The Pulverizer and Wolverweenie have a run-in in the
rainforest while the Pulverizer is after a bunch of poachers. Or maybe
Wolverweenie was after the poachers. Neither one is quite sure, since this is a
parody of a classic Wolverine and Punisher battle. Wolverweenie rambles on
about how good he is at the things he does, while the Pulverizer’s chest logo
changes to everything from a lightbulb to Casper the Friendly Ghost in each
panel. There is also a tribute to Dr. Suess and other fun stuff in this zany,
Mad Magazine-styled comic.
Why I Kept This
This is actually one of the first comics I ever owned. It was
given to me by a kid on the bus who thought it was dumb. Parody magazines like
Mad and Cracked were all the rage back in the early ‘90s, so Marvel decided to
jump into the action with their own self-parody comic (the title itself being a
parody of the speculative comic What If?).
Though I have held onto it for all these years, this is actually the only What The–? comic I ever read. As an
adult, I have to say it doesn’t quite hold up as far as the humor goes. I mean,
but whatever, it was the ‘90s and it was written for kids. Kudos to Marvel for
their willingness to make fun of themselves and their brand, but this comic probably
would have been even better (more scathing and authentic) if it had been a
third party parody.
Writer: Peter Gillis
Artist: Hilary Barta
Colorist: Bill Wray
Remember when I said as a kid I thought this comic was
funny?
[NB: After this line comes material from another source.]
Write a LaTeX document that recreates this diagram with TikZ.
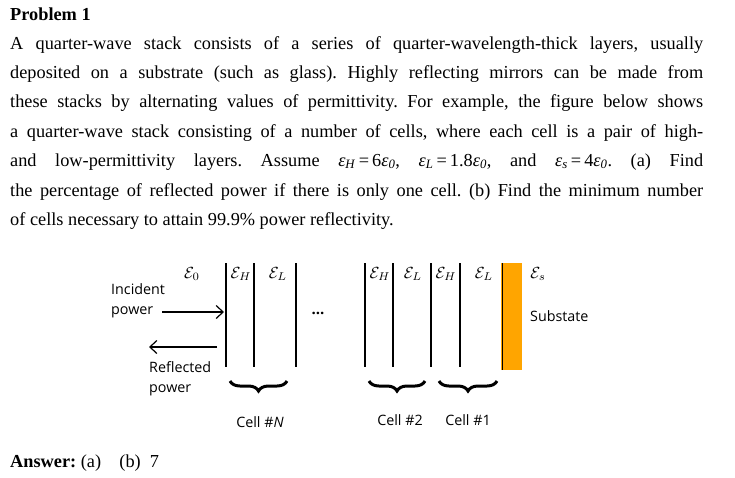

Well, this comic made me laugh so hard, I pissed my pants. On the school
bus. At ten years old.
See, there was a time during childhood…a brief time, I swear…that
I sort of had some “nervous” issues. Things weren’t going to well for me as a
kid, and I was facing a lot of emotional problems and external stressors.
Things were rough at home, and I was just horribly unhappy. A psycho-sematic
responses to my troubled home life were a series of “nervous” habits, one of
those being wetting myself. I had not been wetting myself my entire childhood, and I think this wave
of pissing my pants only lasted a year or so, but it was horribly embarrassing.
I cannot fully reenter my childhood mind, but all that I remember was that
suddenly, I forgot how to hold it in.
One of the earliest occurrences of this was when I read this
issue on the bus and laughed uncontrollably. As I began to calm down, I noticed
some of the other kids’ faced, their eyes round as saucers and their mouths
agape, staring at me, unblinking. I was mortified to realize I had pissed my
jean shorts. They were soaked, and the stream of piddle was running down my leg
and had left a grand wet spot all over brown lumpy seat.
I eventually got the problem under control with some therapy
(if memory serves), but it was a difficult time. Fortunately, I moved and
changed schools soon after this event.
Condition of My Copy:
I managed to keep it dry all these years.